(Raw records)
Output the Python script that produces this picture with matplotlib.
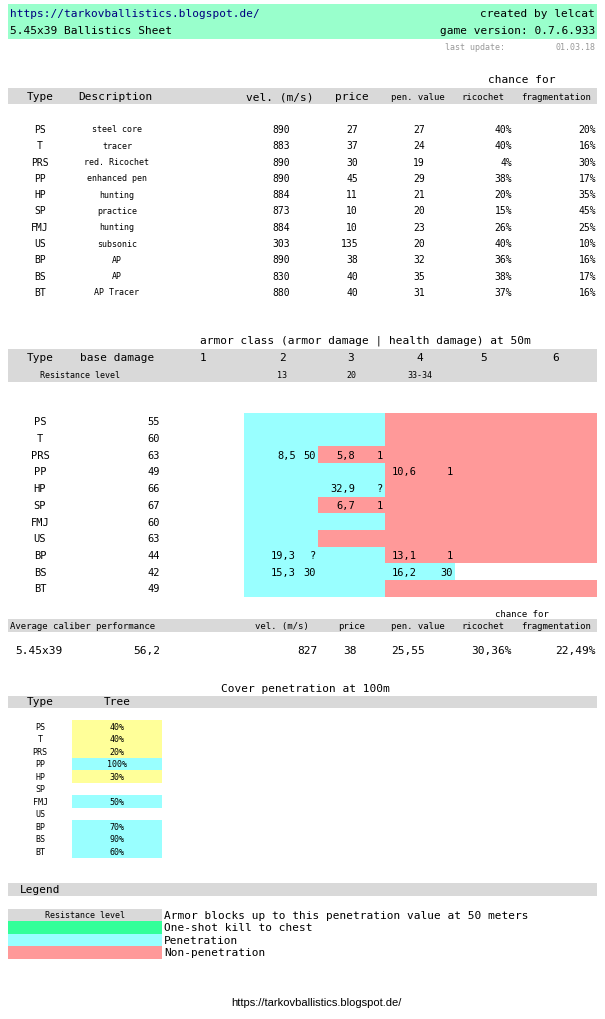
import matplotlib
matplotlib.use("Agg")
import matplotlib.pyplot as plt
from matplotlib.patches import Rectangle

types = ["PS","T","PRS","PP","HP","SP","FMJ","US","BP","BS","BT"]
descs = ["steel core","tracer","red. Ricochet","enhanced pen","hunting","practice","hunting","subsonic","AP","AP","AP Tracer"]
vel = [890,883,890,890,884,873,884,303,890,830,880]
price = [27,37,30,45,11,10,10,135,38,40,40]
pen = [27,24,19,29,21,20,23,20,32,35,31]
rico = ["40%","40%","4%","38%","20%","15%","26%","40%","36%","38%","37%"]
frag = ["20%","16%","30%","17%","35%","45%","25%","10%","16%","17%","16%"]
base_dmg = [55,60,63,49,66,67,60,63,44,42,49]
# armor classes 2..6 : 'c' penetration, 'r' non-penetration, '' none ; per class 2,3,4-6
armor = [["c","c","r"],["c","c","r"],["c","r","r"],["c","c","r"],["c","c","r"],
         ["c","r","r"],["c","c","r"],["c","r","r"],["c","c","r"],["c","c","c4"],["c","c","r"]]
armor_txt = {("PRS",0):("8,5","50"),("PRS",1):("5,8","1"),("PP",2):("10,6","1"),
             ("HP",1):("32,9","?"),("SP",1):("6,7","1"),("BP",0):("19,3","?"),
             ("BP",2):("13,1","1"),("BS",0):("15,3","30"),("BS",2):("16,2","30")}
cover = ["40%","40%","20%","100%","30%","","50%","","70%","90%","60%"]
avg = ["5.45x39","56,2","827","38","25,55","30,36%","22,49%"]

CY="#99ffff"; RD="#ff9999"; GR="#d9d9d9"; YE="#ffff99"; GN="#99ffcc"
fig = plt.figure(figsize=(6.05,10.2), dpi=100)
ax = fig.add_axes([0,0,1,1]); ax.set_xlim(0,605); ax.set_ylim(1020,0); ax.axis("off")
M="DejaVu Sans Mono"
def t(x,y,s,size=8,ha="left",c="black",f=M):
    ax.text(x,y,s,fontsize=size,ha=ha,va="center",color=c,family=f)
def r(x0,y0,x1,y1,c):
    ax.add_patch(Rectangle((x0,y0),x1-x0,y1-y0,color=c,lw=0))

r(8,5,597,40,GN)
t(10,14,"https://tarkovballistics.blogspot.de/",8,c="#000080")
t(10,31,"5.45x39 Ballistics Sheet",8)
t(595,14,"created by lelcat",8,"right")
t(595,31,"game version: 0.7.6.933",8,"right")
t(445,48,"last update:",6,c="#999999"); t(595,48,"01.03.18",6,"right",c="#999999")
t(522,80,"chance for",8,"center")
r(8,89,597,105,GR)
for x,s,h in [(40,"Type","center"),(78,"Description","left"),(280,"vel. (m/s)","center"),
              (352,"price","center"),(418,"pen. value","center"),(483,"ricochet","center"),(556,"fragmentation","center")]:
    t(x,97,s,8 if x<400 else 6.5,h)
for i,ty in enumerate(types):
    y=130+i*16.3
    t(40,y,ty,7,"center"); t(117,y,descs[i],6,"center")
    t(290,y,str(vel[i]),7,"right"); t(358,y,str(price[i]),7,"right")
    t(425,y,str(pen[i]),7,"right"); t(512,y,rico[i],7,"right"); t(596,y,frag[i],7,"right")

t(365,341,"armor class (armor damage | health damage) at 50m",8,"center")
r(8,350,597,383,GR)
for x,s in [(40,"Type"),(117,"base damage"),(203,"1"),(282,"2"),(351,"3"),(420,"4"),(484,"5"),(556,"6")]:
    t(x,358,s,8,"center")
t(40,376,"Resistance level",6); t(282,376,"13",6,"center"); t(351,376,"20",6,"center"); t(420,376,"33-34",6,"center")
xs=[244,318,385,455,597]
for i,ty in enumerate(types):
    y0=414+i*16.7; y1=y0+16.7; yc=(y0+y1)/2
    t(40,yc,ty,7.5,"center"); t(160,yc,str(base_dmg[i]),7.5,"right")
    a=armor[i]
    r(xs[0],y0,xs[1],y1,CY if a[0]=="c" else RD)
    r(xs[1],y0,xs[2],y1,CY if a[1]=="c" else RD)
    if a[2]=="r": r(xs[2],y0,xs[4],y1,RD)
    else: r(xs[2],y0,xs[3],y1,CY)
    for k in range(3):
        if (ty,k) in armor_txt:
            a1,a2=armor_txt[(ty,k)]
            t(xs[k]+(37 if k==1 else 52 if k==0 else 32),yc,a1,7.5,"right")
            t(xs[k+1]-(2 if k<2 else 2),yc,a2,7.5,"right") if k<2 else t(xs[2]+68,yc,a2,7.5,"right")
t(522,615,"chance for",6.5,"center")
r(8,620,597,633,GR)
for x,s in [(10,"Average caliber performance"),(282,"vel. (m/s)"),(352,"price"),(418,"pen. value"),(483,"ricochet"),(556,"fragmentation")]:
    t(x,627,s,6.5,"left" if x==10 else "center")
for x,s in zip([15,160,317,357,425,512,596],avg):
    t(x,651,s,8,"left" if x==15 else "right")
t(305,689,"Cover penetration at 100m",8,"center")
r(8,697,597,709,GR); t(40,702,"Type",8,"center"); t(117,702,"Tree",8,"center")
for i,ty in enumerate(types):
    y0=721+i*12.5; yc=y0+6.25
    t(40,yc,ty,6,"center")
    if cover[i]:
        r(72,y0,162,y0+12.5,CY if cover[i] in("100%","50%","70%","90%","60%") else YE)
        t(117,yc,cover[i],6,"center")
r(8,884,597,897,GR); t(20,890,"Legend",8)
for y0,c,s in [(910,GR,"Armor blocks up to this penetration value at 50 meters"),(922,"#33ff99","One-shot kill to chest"),
               (935,CY,"Penetration"),(947,RD,"Non-penetration")]:
    r(8,y0,162,y0+12.5,c); t(164,y0+6,s,8)
t(85,916,"Resistance level",6,"center")
t(316,1003,"https://tarkovballistics.blogspot.de/",8,"center",f="Liberation Sans")
fig.savefig("out.png",dpi=100)
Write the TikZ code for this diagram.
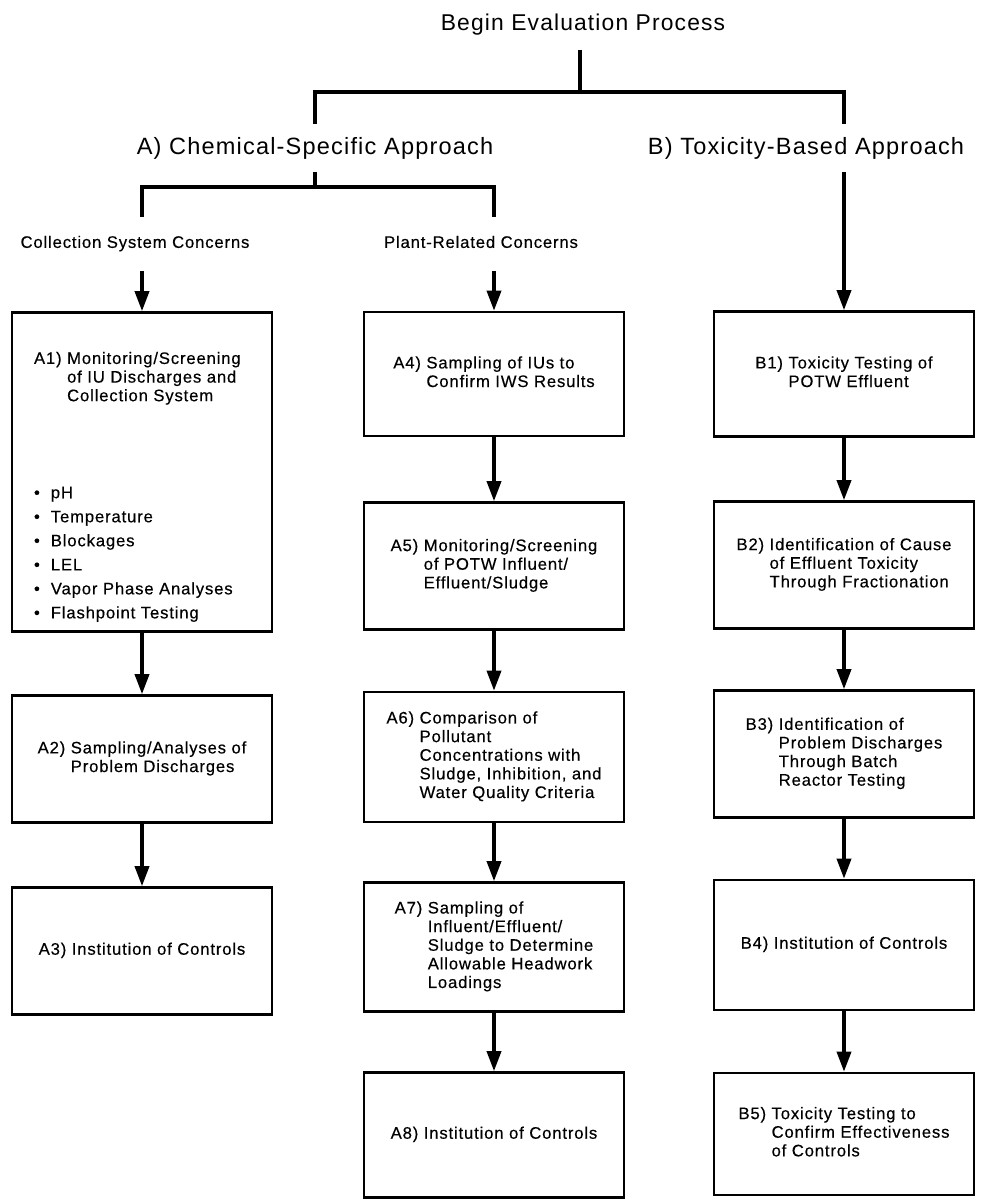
\documentclass[tikz,border=0pt]{standalone}
\usepackage{fontspec}
\setmainfont{Liberation Sans}[LetterSpace=5.0]
\newfontfamily\stagefont{Liberation Sans}[LetterSpace=5.0, FakeBold=0.35]
\usepackage{tikz}
\usetikzlibrary{arrows.meta}

\newcommand{\stagetext}[2]{%
  \begin{tabular}[t]{@{}l@{\ }l@{}}#1&\begin{tabular}[t]{@{}l@{}}#2\end{tabular}\end{tabular}}

\begin{document}
\begin{tikzpicture}[x=0.02cm, y=-0.02cm,
  toptitle/.style={font=\fontsize{13}{15}\selectfont, inner sep=0pt, outer ysep=0.28cm},
  approach/.style={font=\fontsize{13.4}{16}\selectfont, inner sep=0pt, outer ysep=0.26cm},
  concern/.style={font=\stagefont\fontsize{9.5}{11}\selectfont, inner sep=0pt, outer ysep=0.35cm},
  stagebox/.style={draw, line width=1.5pt, minimum width=5.2cm, minimum height=2.54cm,
    inner sep=0pt, font=\stagefont\fontsize{9.5}{10.6}\selectfont},
  link/.style={line width=2pt},
  flow/.style={line width=2pt, -{Triangle[width=0.28cm,length=0.4cm]}}]

\useasboundingbox (0,0) rectangle (982,1201);

% headings
\node[toptitle] (start) at (583,25) {Begin Evaluation Process};
\node[approach] (chem) at (315,148) {A) Chemical-Specific Approach};
\node[approach] (tox) at (806,148) {B) Toxicity-Based Approach};
\node[concern] (coll) at (135,244) {Collection System Concerns\strut};
\node[concern] (plant) at (481,244) {Plant-Related Concerns\strut};

% collection system column
\node[stagebox, minimum height=6.38cm] (A1) at (142,472) {\begin{minipage}[c][6.0cm][s]{4.32cm}
  \vspace*{0.65cm}\stagetext{A1)}{Monitoring/Screening\\of IU Discharges and\\Collection System}\par\vfill
  \renewcommand{\arraystretch}{1.29}%
  \begin{tabular}[b]{@{}l@{\hspace{0.22cm}}l@{}}
  \textbullet&pH\\ \textbullet&Temperature\\ \textbullet&Blockages\\ \textbullet&LEL\\
  \textbullet&Vapor Phase Analyses\\ \textbullet&Flashpoint Testing
  \end{tabular}\end{minipage}};
\node[stagebox] (A2) at (142,759) {\stagetext{A2)}{Sampling/Analyses of\\Problem Discharges}};
\node[stagebox] (A3) at (142,951) {\stagetext{A3)}{Institution of Controls}};

% plant-related column
\node[stagebox, minimum height=2.48cm] (A4) at (494,374) {\stagetext{A4)}{Sampling of IUs to\\Confirm IWS Results}};
\node[stagebox] (A5) at (494,566) {\stagetext{A5)}{Monitoring/Screening\\of POTW Influent/\\Effluent/Sludge}};
\node[stagebox, minimum height=2.6cm] (A6) at (494,757) {\stagetext{A6)}{Comparison of\\Pollutant\\Concentrations with\\Sludge, Inhibition, and\\Water Quality Criteria}};
\node[stagebox, minimum height=2.58cm] (A7) at (494,947) {\stagetext{A7)}{Sampling of\\Influent/Effluent/\\Sludge to Determine\\Allowable Headwork\\Loadings}};
\node[stagebox, minimum height=2.5cm] (A8) at (494,1135) {\stagetext{A8)}{Institution of Controls}};

% toxicity-based column
\node[stagebox, minimum height=2.5cm] (B1) at (844,374) {\stagetext{B1)}{Toxicity Testing of\\POTW Effluent}};
\node[stagebox] (B2) at (844,565) {\stagetext{B2)}{Identification of Cause\\of Effluent Toxicity\\Through Fractionation}};
\node[stagebox] (B3) at (844,754) {\stagetext{B3)}{Identification of\\Problem Discharges\\Through Batch\\Reactor Testing}};
\node[stagebox, minimum height=2.6cm] (B4) at (844,945) {\stagetext{B4)}{Institution of Controls}};
\node[stagebox, minimum height=2.44cm] (B5) at (844,1134) {\stagetext{B5)}{Toxicity Testing to\\Confirm Effectiveness\\of Controls}};

% branching lines
\coordinate (split) at (580,92);
\coordinate (csplit) at (315,187);
\draw[link] (split |- start.south) -- (split);
\draw[link] (chem.north) |- (split) -| (B1 |- tox.north);
\draw[link] (chem.south) -- (csplit);
\draw[link] (A1 |- coll.north) |- (csplit) -| (A4 |- plant.north);

% arrows
\draw[flow] (A1 |- coll.south) -- (A1.north);
\draw[flow] (A4 |- plant.south) -- (A4.north);
\draw[flow] (B1 |- tox.south) -- (B1.north);
\draw[flow] (A1.south) -- (A2.north);
\draw[flow] (A2.south) -- (A3.north);
\draw[flow] (A4.south) -- (A5.north);
\draw[flow] (A5.south) -- (A6.north);
\draw[flow] (A6.south) -- (A7.north);
\draw[flow] (A7.south) -- (A8.north);
\draw[flow] (B1.south) -- (B2.north);
\draw[flow] (B2.south) -- (B3.north);
\draw[flow] (B3.south) -- (B4.north);
\draw[flow] (B4.south) -- (B5.north);
\end{tikzpicture}
\end{document}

→ **Your task**: Emit the lines of the material exactly, from its first line to the line containing "from matplotlib.patches import Rectangle", inclusive; leave every picture out.

→ **Answer for the task**:
Output the Python script that produces this picture with matplotlib.
import matplotlib
matplotlib.use("Agg")
import matplotlib.pyplot as plt
from matplotlib.patches import Rectangle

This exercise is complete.